» Aim of the task
Extract all data as written.

» Recorded data
—————

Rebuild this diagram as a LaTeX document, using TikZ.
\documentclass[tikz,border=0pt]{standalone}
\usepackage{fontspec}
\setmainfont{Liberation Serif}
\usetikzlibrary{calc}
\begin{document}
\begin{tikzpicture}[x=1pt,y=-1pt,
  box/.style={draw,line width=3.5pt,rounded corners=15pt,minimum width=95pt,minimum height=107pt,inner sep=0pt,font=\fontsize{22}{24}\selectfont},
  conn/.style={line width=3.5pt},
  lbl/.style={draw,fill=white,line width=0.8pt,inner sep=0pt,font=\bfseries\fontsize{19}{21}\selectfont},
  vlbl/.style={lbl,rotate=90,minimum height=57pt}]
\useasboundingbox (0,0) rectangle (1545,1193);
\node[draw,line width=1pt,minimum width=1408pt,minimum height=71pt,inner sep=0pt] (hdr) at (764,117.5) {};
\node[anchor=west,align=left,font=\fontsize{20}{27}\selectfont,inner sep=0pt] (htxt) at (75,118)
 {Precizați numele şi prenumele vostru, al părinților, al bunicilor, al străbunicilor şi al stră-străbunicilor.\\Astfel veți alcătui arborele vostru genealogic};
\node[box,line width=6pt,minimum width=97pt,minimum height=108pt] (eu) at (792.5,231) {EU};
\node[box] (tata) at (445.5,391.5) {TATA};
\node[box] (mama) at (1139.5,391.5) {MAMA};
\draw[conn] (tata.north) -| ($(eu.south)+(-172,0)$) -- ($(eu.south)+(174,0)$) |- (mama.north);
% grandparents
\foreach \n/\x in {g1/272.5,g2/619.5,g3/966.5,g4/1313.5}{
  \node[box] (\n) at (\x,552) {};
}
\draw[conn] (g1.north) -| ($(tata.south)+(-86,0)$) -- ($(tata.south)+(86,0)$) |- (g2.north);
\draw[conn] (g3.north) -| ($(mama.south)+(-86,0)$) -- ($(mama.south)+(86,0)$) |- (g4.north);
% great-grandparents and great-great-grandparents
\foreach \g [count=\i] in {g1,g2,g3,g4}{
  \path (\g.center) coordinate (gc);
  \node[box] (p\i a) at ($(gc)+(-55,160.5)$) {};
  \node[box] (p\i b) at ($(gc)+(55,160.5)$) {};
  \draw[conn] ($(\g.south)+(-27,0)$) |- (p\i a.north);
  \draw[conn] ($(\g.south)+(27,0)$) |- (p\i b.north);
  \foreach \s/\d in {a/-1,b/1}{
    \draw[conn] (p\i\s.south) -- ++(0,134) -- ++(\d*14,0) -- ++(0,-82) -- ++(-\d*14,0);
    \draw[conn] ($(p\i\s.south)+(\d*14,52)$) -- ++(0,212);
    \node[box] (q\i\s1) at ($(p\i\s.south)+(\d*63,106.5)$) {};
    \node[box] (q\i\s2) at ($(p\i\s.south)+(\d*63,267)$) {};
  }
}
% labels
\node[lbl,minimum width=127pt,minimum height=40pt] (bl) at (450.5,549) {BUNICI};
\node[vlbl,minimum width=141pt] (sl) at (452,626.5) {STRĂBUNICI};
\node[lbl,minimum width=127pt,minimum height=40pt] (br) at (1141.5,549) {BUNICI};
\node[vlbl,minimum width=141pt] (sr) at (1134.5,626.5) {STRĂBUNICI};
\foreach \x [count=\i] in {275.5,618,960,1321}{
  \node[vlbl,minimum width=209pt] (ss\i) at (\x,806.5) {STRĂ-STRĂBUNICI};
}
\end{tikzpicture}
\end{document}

—————

» Problem solution
Rebuild this diagram as a LaTeX document, using TikZ.
\documentclass[tikz,border=0pt]{standalone}
\usepackage{fontspec}
\setmainfont{Liberation Serif}
\usetikzlibrary{calc}
\begin{document}
\begin{tikzpicture}[x=1pt,y=-1pt,
  box/.style={draw,line width=3.5pt,rounded corners=15pt,minimum width=95pt,minimum height=107pt,inner sep=0pt,font=\fontsize{22}{24}\selectfont},
  conn/.style={line width=3.5pt},
  lbl/.style={draw,fill=white,line width=0.8pt,inner sep=0pt,font=\bfseries\fontsize{19}{21}\selectfont},
  vlbl/.style={lbl,rotate=90,minimum height=57pt}]
\useasboundingbox (0,0) rectangle (1545,1193);
\node[draw,line width=1pt,minimum width=1408pt,minimum height=71pt,inner sep=0pt] (hdr) at (764,117.5) {};
\node[anchor=west,align=left,font=\fontsize{20}{27}\selectfont,inner sep=0pt] (htxt) at (75,118)
 {Precizați numele şi prenumele vostru, al părinților, al bunicilor, al străbunicilor şi al stră-străbunicilor.\\Astfel veți alcătui arborele vostru genealogic};
\node[box,line width=6pt,minimum width=97pt,minimum height=108pt] (eu) at (792.5,231) {EU};
\node[box] (tata) at (445.5,391.5) {TATA};
\node[box] (mama) at (1139.5,391.5) {MAMA};
\draw[conn] (tata.north) -| ($(eu.south)+(-172,0)$) -- ($(eu.south)+(174,0)$) |- (mama.north);
% grandparents
\foreach \n/\x in {g1/272.5,g2/619.5,g3/966.5,g4/1313.5}{
  \node[box] (\n) at (\x,552) {};
}
\draw[conn] (g1.north) -| ($(tata.south)+(-86,0)$) -- ($(tata.south)+(86,0)$) |- (g2.north);
\draw[conn] (g3.north) -| ($(mama.south)+(-86,0)$) -- ($(mama.south)+(86,0)$) |- (g4.north);
% great-grandparents and great-great-grandparents
\foreach \g [count=\i] in {g1,g2,g3,g4}{
  \path (\g.center) coordinate (gc);
  \node[box] (p\i a) at ($(gc)+(-55,160.5)$) {};
  \node[box] (p\i b) at ($(gc)+(55,160.5)$) {};
  \draw[conn] ($(\g.south)+(-27,0)$) |- (p\i a.north);
  \draw[conn] ($(\g.south)+(27,0)$) |- (p\i b.north);
  \foreach \s/\d in {a/-1,b/1}{
    \draw[conn] (p\i\s.south) -- ++(0,134) -- ++(\d*14,0) -- ++(0,-82) -- ++(-\d*14,0);
    \draw[conn] ($(p\i\s.south)+(\d*14,52)$) -- ++(0,212);
    \node[box] (q\i\s1) at ($(p\i\s.south)+(\d*63,106.5)$) {};
    \node[box] (q\i\s2) at ($(p\i\s.south)+(\d*63,267)$) {};
  }
}
% labels
\node[lbl,minimum width=127pt,minimum height=40pt] (bl) at (450.5,549) {BUNICI};
\node[vlbl,minimum width=141pt] (sl) at (452,626.5) {STRĂBUNICI};
\node[lbl,minimum width=127pt,minimum height=40pt] (br) at (1141.5,549) {BUNICI};
\node[vlbl,minimum width=141pt] (sr) at (1134.5,626.5) {STRĂBUNICI};
\foreach \x [count=\i] in {275.5,618,960,1321}{
  \node[vlbl,minimum width=209pt] (ss\i) at (\x,806.5) {STRĂ-STRĂBUNICI};
}
\end{tikzpicture}
\end{document}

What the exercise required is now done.